> **Aim**
Keep to the lines from the line containing "Convert this diagram to TikZ code." through the line containing "(0,0) rectangle (1400,685);": copy them exactly and leave every picture out.

* Start Input rows *

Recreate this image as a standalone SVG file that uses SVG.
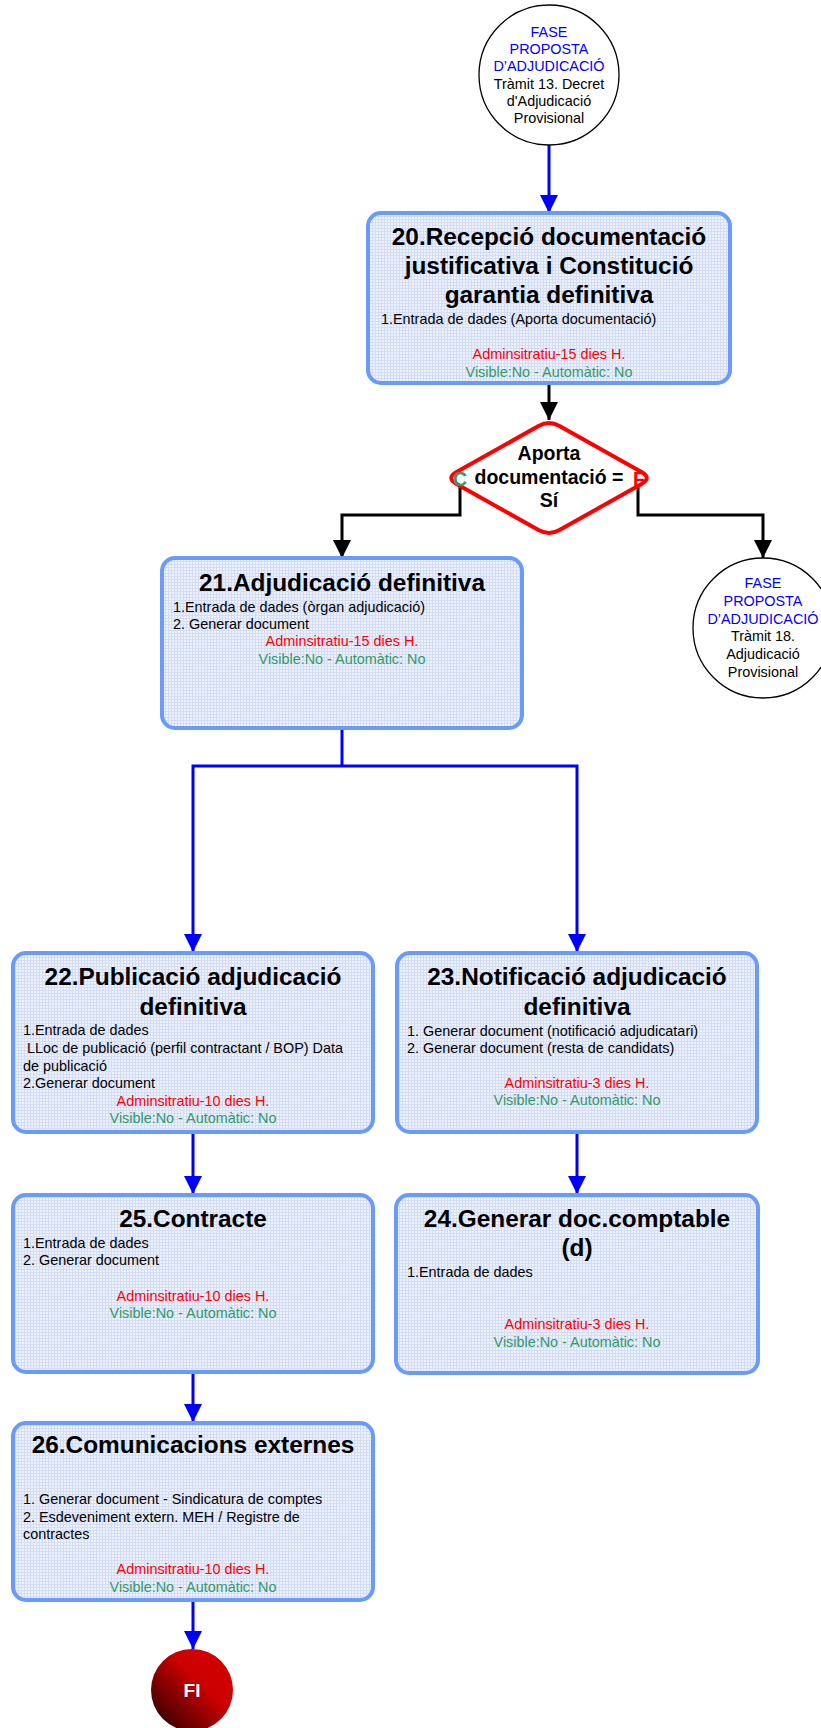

* End Input rows *
* Start Input rows *

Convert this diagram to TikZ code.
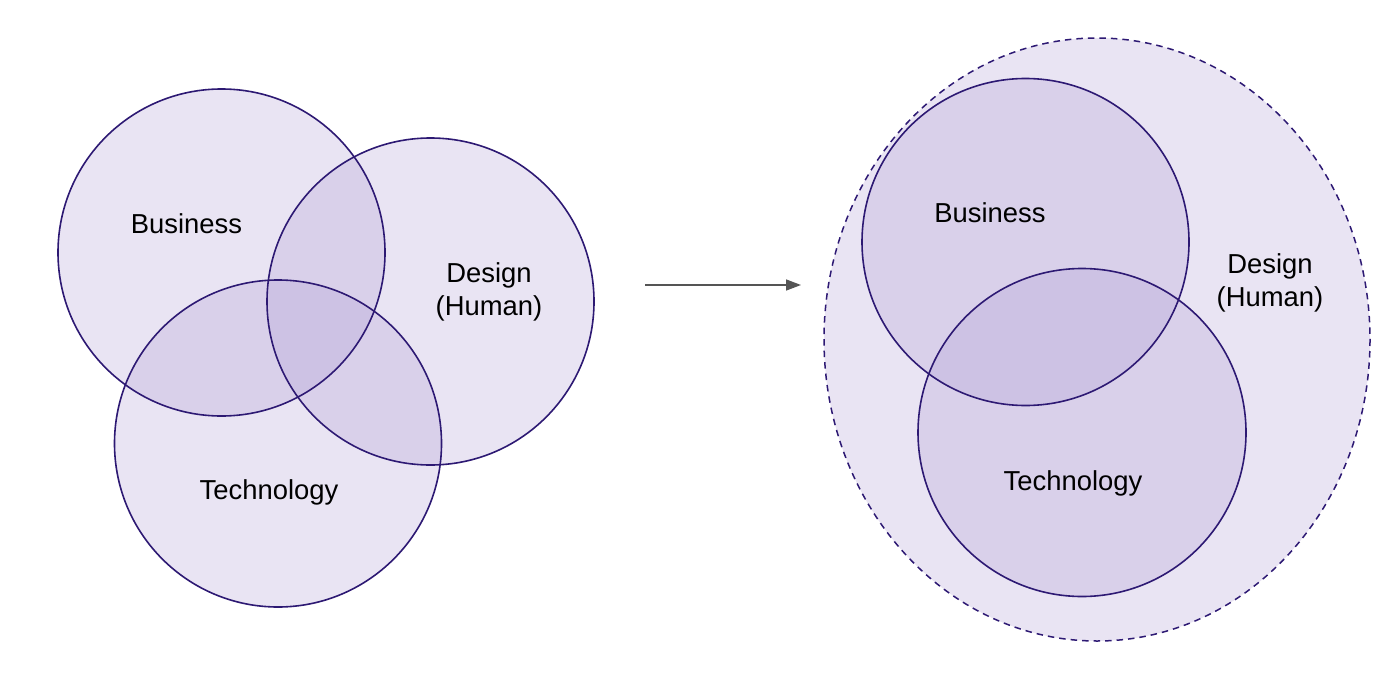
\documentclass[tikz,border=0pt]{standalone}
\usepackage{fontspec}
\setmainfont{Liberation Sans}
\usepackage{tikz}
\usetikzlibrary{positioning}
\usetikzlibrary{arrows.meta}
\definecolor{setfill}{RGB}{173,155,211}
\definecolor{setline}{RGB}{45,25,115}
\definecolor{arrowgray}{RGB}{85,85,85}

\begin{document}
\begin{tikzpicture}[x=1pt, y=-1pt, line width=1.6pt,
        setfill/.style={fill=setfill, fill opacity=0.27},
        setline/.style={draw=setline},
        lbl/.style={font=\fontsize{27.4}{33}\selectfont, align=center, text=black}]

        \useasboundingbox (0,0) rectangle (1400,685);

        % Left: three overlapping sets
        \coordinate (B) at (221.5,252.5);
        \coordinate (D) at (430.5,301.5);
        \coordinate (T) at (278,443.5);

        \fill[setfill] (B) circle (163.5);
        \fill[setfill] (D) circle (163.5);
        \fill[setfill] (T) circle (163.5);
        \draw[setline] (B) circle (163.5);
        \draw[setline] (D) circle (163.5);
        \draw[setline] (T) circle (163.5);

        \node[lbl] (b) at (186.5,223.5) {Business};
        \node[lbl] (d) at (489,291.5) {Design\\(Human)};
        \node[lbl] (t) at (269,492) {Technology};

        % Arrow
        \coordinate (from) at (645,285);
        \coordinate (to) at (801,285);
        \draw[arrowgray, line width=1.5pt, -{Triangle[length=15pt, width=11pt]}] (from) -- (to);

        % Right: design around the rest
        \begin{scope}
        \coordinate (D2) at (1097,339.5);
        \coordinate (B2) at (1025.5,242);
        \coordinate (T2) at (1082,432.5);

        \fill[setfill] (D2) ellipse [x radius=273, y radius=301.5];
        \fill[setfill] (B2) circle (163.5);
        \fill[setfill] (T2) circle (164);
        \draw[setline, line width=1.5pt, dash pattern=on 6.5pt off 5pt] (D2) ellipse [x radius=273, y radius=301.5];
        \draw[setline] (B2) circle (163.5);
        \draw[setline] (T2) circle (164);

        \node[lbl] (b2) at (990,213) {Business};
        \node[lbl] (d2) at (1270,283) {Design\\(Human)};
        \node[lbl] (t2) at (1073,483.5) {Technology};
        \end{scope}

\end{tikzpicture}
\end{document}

* End Input rows *

> **Answer to this task**
Convert this diagram to TikZ code.
\documentclass[tikz,border=0pt]{standalone}
\usepackage{fontspec}
\setmainfont{Liberation Sans}
\usepackage{tikz}
\usetikzlibrary{positioning}
\usetikzlibrary{arrows.meta}
\definecolor{setfill}{RGB}{173,155,211}
\definecolor{setline}{RGB}{45,25,115}
\definecolor{arrowgray}{RGB}{85,85,85}

\begin{document}
\begin{tikzpicture}[x=1pt, y=-1pt, line width=1.6pt,
        setfill/.style={fill=setfill, fill opacity=0.27},
        setline/.style={draw=setline},
        lbl/.style={font=\fontsize{27.4}{33}\selectfont, align=center, text=black}]

        \useasboundingbox (0,0) rectangle (1400,685);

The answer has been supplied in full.